BUENOS AIRES, ARGENTINA (FOLHAPRESS) – Em busca de frear a volatilidade no mercado de câmbio, o governo de Javier Milei resolveu limitar a compra de dólares pelos argentinos com duas medidas antes das eleições legislativas de 26 de outubro.
A autoridade monetária agiu para impedir a venda de dólar oficial por meio das carteiras virtuais, em plataformas como Mercado Pago e Cocos Capital. A reação nas redes foi de críticas ao governo e de temor por uma possível volta completa do “cepo” cambial -o limite para a compra de dólares que havia sido liberado para pessoas físicas em abril.
Segundo o BCRA (Banco Central da República Argentina), as plataformas já eram proibidas de vender dólar oficial, mas a norma não era respeitada.
Semanas antes, uma outra norma do BCRA também passou a impedir que os poupadores que comprem dólares na cotação oficial façam operações com dólares financeiros (MEP) por 90 dias, e vice-versa. A medida seria para conter os chamados “rulos” (manobras especulativas). Essas operações se davam pelas diferentes cotações de dólar na Argentina, o investidor buscava ganhar na diferença entre os tipos de dólar.

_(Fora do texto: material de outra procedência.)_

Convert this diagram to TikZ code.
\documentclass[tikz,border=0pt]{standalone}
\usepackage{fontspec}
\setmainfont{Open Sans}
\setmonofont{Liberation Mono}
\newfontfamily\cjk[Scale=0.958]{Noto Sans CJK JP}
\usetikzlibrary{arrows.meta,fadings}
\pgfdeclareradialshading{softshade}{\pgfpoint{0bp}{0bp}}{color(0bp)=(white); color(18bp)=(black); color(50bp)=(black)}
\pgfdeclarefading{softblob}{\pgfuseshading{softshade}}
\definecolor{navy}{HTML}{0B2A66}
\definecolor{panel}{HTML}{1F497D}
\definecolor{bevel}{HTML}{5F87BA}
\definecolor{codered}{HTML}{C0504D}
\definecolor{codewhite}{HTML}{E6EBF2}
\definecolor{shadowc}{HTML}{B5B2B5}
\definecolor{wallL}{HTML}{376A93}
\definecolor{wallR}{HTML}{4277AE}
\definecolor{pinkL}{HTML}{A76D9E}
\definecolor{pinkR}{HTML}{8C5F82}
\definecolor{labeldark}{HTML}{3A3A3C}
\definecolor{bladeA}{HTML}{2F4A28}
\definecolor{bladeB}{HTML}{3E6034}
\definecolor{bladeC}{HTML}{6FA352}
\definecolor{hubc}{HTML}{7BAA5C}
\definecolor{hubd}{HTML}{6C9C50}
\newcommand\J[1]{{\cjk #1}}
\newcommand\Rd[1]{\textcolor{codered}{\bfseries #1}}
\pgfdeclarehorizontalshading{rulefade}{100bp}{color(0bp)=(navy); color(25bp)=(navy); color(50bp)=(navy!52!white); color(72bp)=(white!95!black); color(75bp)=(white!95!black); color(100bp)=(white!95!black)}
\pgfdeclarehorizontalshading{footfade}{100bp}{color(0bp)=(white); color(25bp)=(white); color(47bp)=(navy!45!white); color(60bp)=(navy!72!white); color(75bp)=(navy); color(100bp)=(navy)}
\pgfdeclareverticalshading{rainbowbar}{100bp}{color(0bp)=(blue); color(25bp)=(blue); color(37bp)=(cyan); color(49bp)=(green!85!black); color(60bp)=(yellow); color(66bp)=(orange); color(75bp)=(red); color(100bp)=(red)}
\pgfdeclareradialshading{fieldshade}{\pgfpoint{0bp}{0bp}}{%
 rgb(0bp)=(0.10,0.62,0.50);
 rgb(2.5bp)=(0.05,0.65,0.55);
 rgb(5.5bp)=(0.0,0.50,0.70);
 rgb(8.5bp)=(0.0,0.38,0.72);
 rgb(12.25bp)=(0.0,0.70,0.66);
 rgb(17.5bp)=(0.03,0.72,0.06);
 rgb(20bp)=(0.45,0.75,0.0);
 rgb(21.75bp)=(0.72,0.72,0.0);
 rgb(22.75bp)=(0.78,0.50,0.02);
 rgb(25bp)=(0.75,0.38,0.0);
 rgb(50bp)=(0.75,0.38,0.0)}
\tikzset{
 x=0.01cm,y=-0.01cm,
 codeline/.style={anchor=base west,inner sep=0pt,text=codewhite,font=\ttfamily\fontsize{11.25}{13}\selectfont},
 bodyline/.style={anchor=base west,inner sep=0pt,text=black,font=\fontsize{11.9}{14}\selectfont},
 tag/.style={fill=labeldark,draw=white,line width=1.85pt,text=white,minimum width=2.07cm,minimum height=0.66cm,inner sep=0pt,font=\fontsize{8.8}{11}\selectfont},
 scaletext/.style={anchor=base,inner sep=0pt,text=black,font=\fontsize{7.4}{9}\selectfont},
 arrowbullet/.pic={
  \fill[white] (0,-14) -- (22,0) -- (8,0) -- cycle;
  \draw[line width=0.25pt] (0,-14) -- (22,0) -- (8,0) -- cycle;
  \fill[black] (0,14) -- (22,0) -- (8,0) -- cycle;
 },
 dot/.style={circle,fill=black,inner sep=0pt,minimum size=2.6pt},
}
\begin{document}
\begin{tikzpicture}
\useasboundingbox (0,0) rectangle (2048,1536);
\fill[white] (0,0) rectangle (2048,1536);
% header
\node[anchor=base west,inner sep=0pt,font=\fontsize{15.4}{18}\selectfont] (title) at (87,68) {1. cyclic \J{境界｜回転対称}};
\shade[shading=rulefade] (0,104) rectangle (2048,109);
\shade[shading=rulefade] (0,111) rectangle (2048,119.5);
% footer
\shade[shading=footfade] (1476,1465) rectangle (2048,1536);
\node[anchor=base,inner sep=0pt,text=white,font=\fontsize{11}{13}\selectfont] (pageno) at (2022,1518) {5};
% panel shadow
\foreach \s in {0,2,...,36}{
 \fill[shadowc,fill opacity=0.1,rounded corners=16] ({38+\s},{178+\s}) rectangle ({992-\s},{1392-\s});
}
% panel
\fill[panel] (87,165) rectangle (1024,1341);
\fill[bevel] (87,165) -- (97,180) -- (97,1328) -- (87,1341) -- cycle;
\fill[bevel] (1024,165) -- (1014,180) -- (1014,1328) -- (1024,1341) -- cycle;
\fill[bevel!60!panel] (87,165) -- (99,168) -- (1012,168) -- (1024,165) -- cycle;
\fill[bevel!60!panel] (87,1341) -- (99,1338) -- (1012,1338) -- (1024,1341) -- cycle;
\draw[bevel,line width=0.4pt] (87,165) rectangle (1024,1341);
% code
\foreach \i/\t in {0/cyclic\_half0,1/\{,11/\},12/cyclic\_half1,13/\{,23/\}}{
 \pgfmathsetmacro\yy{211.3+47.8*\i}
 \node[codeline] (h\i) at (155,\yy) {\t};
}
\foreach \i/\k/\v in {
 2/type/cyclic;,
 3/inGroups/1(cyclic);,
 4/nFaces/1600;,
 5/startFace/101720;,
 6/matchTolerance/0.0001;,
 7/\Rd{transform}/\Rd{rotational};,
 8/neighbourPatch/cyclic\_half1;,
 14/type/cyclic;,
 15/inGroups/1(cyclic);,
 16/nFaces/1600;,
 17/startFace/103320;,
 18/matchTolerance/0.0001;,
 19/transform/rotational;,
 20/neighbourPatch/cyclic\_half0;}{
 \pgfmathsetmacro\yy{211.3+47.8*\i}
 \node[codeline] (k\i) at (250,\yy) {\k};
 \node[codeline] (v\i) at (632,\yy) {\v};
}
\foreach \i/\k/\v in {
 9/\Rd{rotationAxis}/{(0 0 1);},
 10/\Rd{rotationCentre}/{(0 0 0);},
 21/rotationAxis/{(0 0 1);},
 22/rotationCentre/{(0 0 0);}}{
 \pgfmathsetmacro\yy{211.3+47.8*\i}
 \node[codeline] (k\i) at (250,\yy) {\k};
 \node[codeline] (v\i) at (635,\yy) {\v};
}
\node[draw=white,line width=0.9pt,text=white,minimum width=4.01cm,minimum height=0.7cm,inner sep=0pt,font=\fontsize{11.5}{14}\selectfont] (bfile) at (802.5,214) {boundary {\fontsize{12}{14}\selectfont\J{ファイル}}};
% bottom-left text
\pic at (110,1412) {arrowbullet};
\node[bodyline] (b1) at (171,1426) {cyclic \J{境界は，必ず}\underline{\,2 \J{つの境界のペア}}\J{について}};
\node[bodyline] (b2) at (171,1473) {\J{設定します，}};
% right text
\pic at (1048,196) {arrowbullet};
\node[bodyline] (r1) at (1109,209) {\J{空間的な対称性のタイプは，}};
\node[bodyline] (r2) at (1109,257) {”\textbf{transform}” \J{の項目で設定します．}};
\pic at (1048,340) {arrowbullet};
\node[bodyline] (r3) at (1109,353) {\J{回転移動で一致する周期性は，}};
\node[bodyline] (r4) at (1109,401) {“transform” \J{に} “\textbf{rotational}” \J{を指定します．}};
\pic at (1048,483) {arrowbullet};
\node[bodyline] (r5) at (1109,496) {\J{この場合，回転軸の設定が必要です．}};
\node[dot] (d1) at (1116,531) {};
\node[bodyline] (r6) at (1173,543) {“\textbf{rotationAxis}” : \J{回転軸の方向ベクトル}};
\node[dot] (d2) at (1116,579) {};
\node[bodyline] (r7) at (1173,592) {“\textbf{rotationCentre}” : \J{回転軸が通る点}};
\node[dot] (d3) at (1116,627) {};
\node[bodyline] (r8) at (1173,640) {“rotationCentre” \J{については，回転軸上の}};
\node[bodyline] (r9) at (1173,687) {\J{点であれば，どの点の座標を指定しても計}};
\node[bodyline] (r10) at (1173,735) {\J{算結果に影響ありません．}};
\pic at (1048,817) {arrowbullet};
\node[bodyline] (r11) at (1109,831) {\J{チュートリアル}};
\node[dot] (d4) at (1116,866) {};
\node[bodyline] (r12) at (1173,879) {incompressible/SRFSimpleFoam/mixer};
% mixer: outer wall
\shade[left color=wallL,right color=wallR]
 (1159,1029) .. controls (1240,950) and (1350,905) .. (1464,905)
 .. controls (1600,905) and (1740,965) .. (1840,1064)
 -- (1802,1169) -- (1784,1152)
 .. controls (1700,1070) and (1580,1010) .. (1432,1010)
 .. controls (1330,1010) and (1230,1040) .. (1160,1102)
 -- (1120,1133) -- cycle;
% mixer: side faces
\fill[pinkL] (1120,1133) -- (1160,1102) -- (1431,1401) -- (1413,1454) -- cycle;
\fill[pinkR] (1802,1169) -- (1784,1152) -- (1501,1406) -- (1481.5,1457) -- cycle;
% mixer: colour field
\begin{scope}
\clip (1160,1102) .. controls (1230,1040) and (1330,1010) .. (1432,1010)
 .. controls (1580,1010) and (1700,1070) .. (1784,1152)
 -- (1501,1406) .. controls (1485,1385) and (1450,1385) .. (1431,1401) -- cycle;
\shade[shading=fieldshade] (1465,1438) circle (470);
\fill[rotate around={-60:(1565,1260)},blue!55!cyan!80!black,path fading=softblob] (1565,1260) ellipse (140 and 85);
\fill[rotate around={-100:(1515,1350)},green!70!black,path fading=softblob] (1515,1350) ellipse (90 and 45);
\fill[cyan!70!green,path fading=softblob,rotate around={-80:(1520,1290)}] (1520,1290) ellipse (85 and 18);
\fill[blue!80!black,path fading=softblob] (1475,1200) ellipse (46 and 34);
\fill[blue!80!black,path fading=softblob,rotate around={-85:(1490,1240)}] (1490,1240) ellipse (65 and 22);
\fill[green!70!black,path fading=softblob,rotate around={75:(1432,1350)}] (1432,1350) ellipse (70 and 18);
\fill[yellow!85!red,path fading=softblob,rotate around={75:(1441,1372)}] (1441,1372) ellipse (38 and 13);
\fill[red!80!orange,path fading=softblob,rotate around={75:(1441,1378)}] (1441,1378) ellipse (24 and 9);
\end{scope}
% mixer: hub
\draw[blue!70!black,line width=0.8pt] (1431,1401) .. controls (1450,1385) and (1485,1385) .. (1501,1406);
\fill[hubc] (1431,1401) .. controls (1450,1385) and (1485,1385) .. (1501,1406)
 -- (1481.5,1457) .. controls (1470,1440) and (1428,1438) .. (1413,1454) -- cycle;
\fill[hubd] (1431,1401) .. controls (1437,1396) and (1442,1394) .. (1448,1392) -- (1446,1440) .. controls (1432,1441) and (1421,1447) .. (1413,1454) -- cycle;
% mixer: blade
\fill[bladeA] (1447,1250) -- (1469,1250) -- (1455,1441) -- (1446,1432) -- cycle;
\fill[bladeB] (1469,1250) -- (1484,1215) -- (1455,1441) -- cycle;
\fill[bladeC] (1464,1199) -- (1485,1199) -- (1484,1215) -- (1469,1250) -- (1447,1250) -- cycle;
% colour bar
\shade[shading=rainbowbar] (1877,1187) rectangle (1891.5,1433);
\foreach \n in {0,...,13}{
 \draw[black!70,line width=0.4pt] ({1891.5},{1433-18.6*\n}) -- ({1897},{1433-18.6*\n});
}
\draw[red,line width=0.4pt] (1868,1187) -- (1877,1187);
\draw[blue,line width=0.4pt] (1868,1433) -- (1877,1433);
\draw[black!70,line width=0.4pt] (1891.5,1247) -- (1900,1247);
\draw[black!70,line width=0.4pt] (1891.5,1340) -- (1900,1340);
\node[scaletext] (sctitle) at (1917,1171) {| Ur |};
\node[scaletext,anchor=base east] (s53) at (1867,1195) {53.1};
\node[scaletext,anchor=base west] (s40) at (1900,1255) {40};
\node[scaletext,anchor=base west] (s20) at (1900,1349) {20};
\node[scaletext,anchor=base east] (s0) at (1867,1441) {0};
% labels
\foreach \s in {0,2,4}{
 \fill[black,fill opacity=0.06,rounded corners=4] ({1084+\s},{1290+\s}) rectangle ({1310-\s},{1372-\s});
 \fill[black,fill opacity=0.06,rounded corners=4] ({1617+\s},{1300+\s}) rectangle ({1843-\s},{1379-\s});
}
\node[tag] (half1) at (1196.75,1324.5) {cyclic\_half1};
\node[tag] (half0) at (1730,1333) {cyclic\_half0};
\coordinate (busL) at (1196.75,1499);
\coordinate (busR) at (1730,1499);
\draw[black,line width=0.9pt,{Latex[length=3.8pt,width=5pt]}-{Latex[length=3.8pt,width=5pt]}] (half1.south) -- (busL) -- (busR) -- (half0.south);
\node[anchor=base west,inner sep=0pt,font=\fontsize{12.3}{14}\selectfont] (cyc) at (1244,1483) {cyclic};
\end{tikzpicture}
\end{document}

O governo, que havia liberado a compra de dólares por pessoas físicas, como parte do novo acordo do país com o FMI (Fundo Monetário Internacional), teve nos primeiros meses um cenário tranquilo no mercado de câmbio, com a moeda americana permanecendo no centro das bandas de flutuação.
Só que o esfriamento da atividade econômica, com uma queda nos últimos meses, e a dura derrota do governo nas eleições legislativas da província de Buenos Aires em 7 de setembro mudaram esse cenário.
O dólar furou o teto das bandas na metade do mês passado e o BCRA foi obrigado a torrar US$ 1,1 bilhão (R$ 5,9 bilhões) em três dias. Na semana passada, o que parecia ser uma corrida cambial foi freada por um salva-vidas lançado pelo secretário do Tesouro de Donald Trump, Scott Bessent, que disse que o governo americano faria o possível para ajudar a Argentina.
Nos dias seguintes, Milei se encontrou com Trump quando foi aos Estados Unidos participar da Assembleia das Nações Unidas. O republicano reforçou o apoio ao colega argentino e disse que apoiaria a reeleição de Milei em 2027.
Bessent, embora não tenha esclarecido os termos da proteção à Argentina, acenou com um possível acordo de swap (troca de moedas entre bancos centrais) de US$ 20 bilhões (R$ 106 bilhões) para depois das eleições de 26 de outubro.
O mercado respirou aliviado após o aceno dos Estados Unidos, com o dólar voltando a flutuar entre as bandas. Mas essa tranquilidade parece ter durado pouco. Na terça-feira, o peso argentino atingiu um pico de 1.450 (o teto da banda é de cerca de 1.485), e depois recuou, quando o Tesouro interveio no mercado oficial.
No fim da manhã desta quarta-feira (1º), o dólar oficial no varejo era vendido por 1.453 pesos argentinos. No atacado, a moeda era vendida por 1.427 pesos, 50 pesos acima do dia anterior, apesar de uma nova intervenção do Tesouro.
Em uma entrevista na terça-feira, Milei admitiu que o governo passa por uma crise de confiança que se reflete no mercado cambial. “Obviamente, algo está acontecendo”, comentou ele, ao também reconhecer que a atividade econômica “desacelerou drasticamente”. O presidente, no entanto, culpou a oposição por “atacar e começar a quebrar tudo”, com objetivos eleitorais.
Ignorando alertas de mais um ano, de economistas de diferentes correntes, o governo não comprou dólares para aumentar as reservas do país nos meses de tranquilidade e chegou fragilizado ao período entre as eleições locais e nacionais. Agora, tenta corrigir o erro.
Em uma análise publicada em seu blog, o ex-ministro da Economia Domingo Cavallo -que já foi elogiado por Milei no passado, mas com quem o presidente rompeu- criticou a decisão do ministro da Economia, Luis Caputo, de eliminar temporariamente as retenções nas exportações agrícolas.
A medida resultou na entrada rápida de US$ 7 bilhões (R$ 37,2 bilhões) em três dias, o que fez o preço do dólar cair e permitiu ao BCRA comprar reservas. Cavallo advertiu que essa entrada de dólares seria temporária, pois esses fundos deixariam de entrar nos próximos meses, quando teriam que ser liquidados com o pagamento das retenções.
O ex-ministro sugere que o governo elimine completamente as restrições para compra de dólar e deixe o dólar flutuar sem estar limitado por bandas, o que Milei evita fazer antes das eleições, por temer o impacto da medida na inflação.